Omit all pictures and transcribe only the lines in the entries below that run from the line with "Emit a LaTeX" through the line with "rectangle (499, 748);".

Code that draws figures

--*--

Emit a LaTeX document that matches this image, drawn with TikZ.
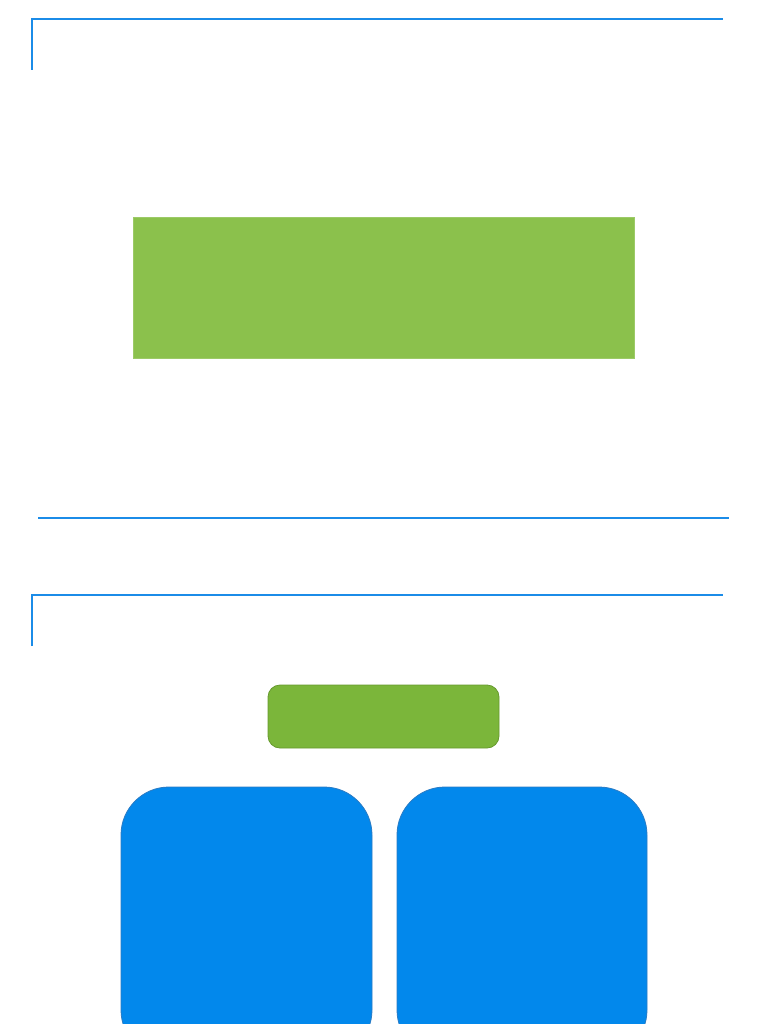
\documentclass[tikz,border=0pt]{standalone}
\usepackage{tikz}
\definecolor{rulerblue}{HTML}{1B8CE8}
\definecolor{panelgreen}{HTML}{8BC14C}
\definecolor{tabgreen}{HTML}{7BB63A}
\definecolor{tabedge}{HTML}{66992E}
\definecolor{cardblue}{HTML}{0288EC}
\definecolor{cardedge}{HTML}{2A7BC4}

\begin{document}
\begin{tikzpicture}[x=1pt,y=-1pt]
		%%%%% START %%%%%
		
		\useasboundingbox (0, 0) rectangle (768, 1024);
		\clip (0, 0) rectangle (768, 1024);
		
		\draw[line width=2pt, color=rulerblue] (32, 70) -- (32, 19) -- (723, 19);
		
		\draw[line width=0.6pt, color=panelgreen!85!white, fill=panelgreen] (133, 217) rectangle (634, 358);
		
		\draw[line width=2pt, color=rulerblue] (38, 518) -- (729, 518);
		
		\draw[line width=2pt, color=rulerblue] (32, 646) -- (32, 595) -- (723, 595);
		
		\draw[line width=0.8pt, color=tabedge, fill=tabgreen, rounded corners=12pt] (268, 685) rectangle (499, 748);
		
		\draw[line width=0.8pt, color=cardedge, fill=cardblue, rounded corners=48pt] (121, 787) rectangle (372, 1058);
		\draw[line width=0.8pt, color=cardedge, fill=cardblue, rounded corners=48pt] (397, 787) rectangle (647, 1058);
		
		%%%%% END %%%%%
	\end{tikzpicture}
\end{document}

--*--

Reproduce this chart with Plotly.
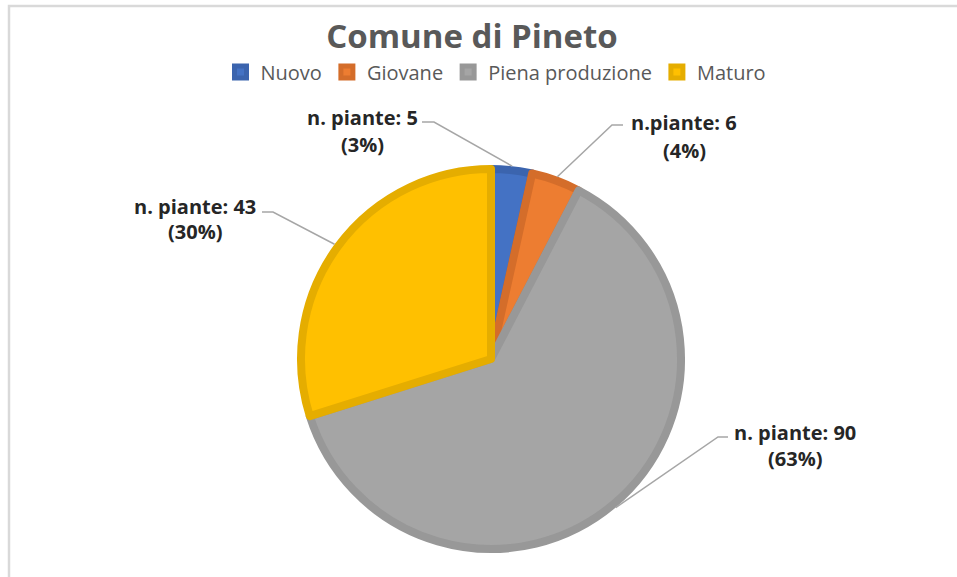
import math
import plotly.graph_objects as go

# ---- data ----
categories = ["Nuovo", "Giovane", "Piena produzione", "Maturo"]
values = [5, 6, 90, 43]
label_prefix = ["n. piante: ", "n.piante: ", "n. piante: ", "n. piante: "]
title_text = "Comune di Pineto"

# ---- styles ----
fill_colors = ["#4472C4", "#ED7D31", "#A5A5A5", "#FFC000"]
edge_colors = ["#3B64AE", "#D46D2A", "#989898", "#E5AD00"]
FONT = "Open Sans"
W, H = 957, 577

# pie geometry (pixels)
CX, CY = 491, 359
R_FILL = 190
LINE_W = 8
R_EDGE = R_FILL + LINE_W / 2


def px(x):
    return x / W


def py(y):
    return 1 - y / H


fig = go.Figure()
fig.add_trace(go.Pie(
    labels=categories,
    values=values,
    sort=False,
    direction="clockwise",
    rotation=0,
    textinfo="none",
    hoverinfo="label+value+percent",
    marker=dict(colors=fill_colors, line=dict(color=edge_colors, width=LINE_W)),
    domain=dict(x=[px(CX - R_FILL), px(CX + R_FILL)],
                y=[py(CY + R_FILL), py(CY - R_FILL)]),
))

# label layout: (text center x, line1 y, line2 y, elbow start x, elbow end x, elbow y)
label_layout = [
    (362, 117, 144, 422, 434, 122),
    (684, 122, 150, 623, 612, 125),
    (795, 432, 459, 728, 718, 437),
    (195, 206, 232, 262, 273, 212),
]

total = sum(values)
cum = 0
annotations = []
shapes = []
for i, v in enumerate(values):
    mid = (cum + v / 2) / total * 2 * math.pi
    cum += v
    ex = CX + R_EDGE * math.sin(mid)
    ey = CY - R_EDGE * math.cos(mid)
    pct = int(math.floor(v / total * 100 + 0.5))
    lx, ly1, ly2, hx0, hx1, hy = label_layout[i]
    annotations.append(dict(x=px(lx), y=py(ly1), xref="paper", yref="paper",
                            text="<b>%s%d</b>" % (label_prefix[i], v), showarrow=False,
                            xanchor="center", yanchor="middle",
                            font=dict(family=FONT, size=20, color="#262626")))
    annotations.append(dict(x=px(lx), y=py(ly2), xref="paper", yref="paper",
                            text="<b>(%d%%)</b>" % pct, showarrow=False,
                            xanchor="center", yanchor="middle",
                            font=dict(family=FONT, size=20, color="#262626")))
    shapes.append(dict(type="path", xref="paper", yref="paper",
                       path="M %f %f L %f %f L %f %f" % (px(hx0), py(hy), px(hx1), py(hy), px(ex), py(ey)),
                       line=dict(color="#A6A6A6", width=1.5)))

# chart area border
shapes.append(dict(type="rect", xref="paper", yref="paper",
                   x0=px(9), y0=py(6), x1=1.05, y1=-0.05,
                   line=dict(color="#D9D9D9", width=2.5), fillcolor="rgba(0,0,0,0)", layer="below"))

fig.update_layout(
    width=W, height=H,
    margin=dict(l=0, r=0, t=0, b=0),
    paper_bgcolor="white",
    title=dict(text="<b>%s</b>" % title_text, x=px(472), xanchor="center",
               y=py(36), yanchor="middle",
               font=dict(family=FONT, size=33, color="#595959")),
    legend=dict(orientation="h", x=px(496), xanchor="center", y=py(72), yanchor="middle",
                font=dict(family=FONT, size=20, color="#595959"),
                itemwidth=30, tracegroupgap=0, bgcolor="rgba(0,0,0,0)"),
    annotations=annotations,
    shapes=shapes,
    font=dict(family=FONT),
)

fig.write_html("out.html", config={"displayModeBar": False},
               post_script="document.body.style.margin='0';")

--*--

#### Result below:
Emit a LaTeX document that matches this image, drawn with TikZ.
\documentclass[tikz,border=0pt]{standalone}
\usepackage{tikz}
\definecolor{rulerblue}{HTML}{1B8CE8}
\definecolor{panelgreen}{HTML}{8BC14C}
\definecolor{tabgreen}{HTML}{7BB63A}
\definecolor{tabedge}{HTML}{66992E}
\definecolor{cardblue}{HTML}{0288EC}
\definecolor{cardedge}{HTML}{2A7BC4}

\begin{document}
\begin{tikzpicture}[x=1pt,y=-1pt]
		%%%%% START %%%%%
		
		\useasboundingbox (0, 0) rectangle (768, 1024);
		\clip (0, 0) rectangle (768, 1024);
		
		\draw[line width=2pt, color=rulerblue] (32, 70) -- (32, 19) -- (723, 19);
		
		\draw[line width=0.6pt, color=panelgreen!85!white, fill=panelgreen] (133, 217) rectangle (634, 358);
		
		\draw[line width=2pt, color=rulerblue] (38, 518) -- (729, 518);
		
		\draw[line width=2pt, color=rulerblue] (32, 646) -- (32, 595) -- (723, 595);
		
		\draw[line width=0.8pt, color=tabedge, fill=tabgreen, rounded corners=12pt] (268, 685) rectangle (499, 748);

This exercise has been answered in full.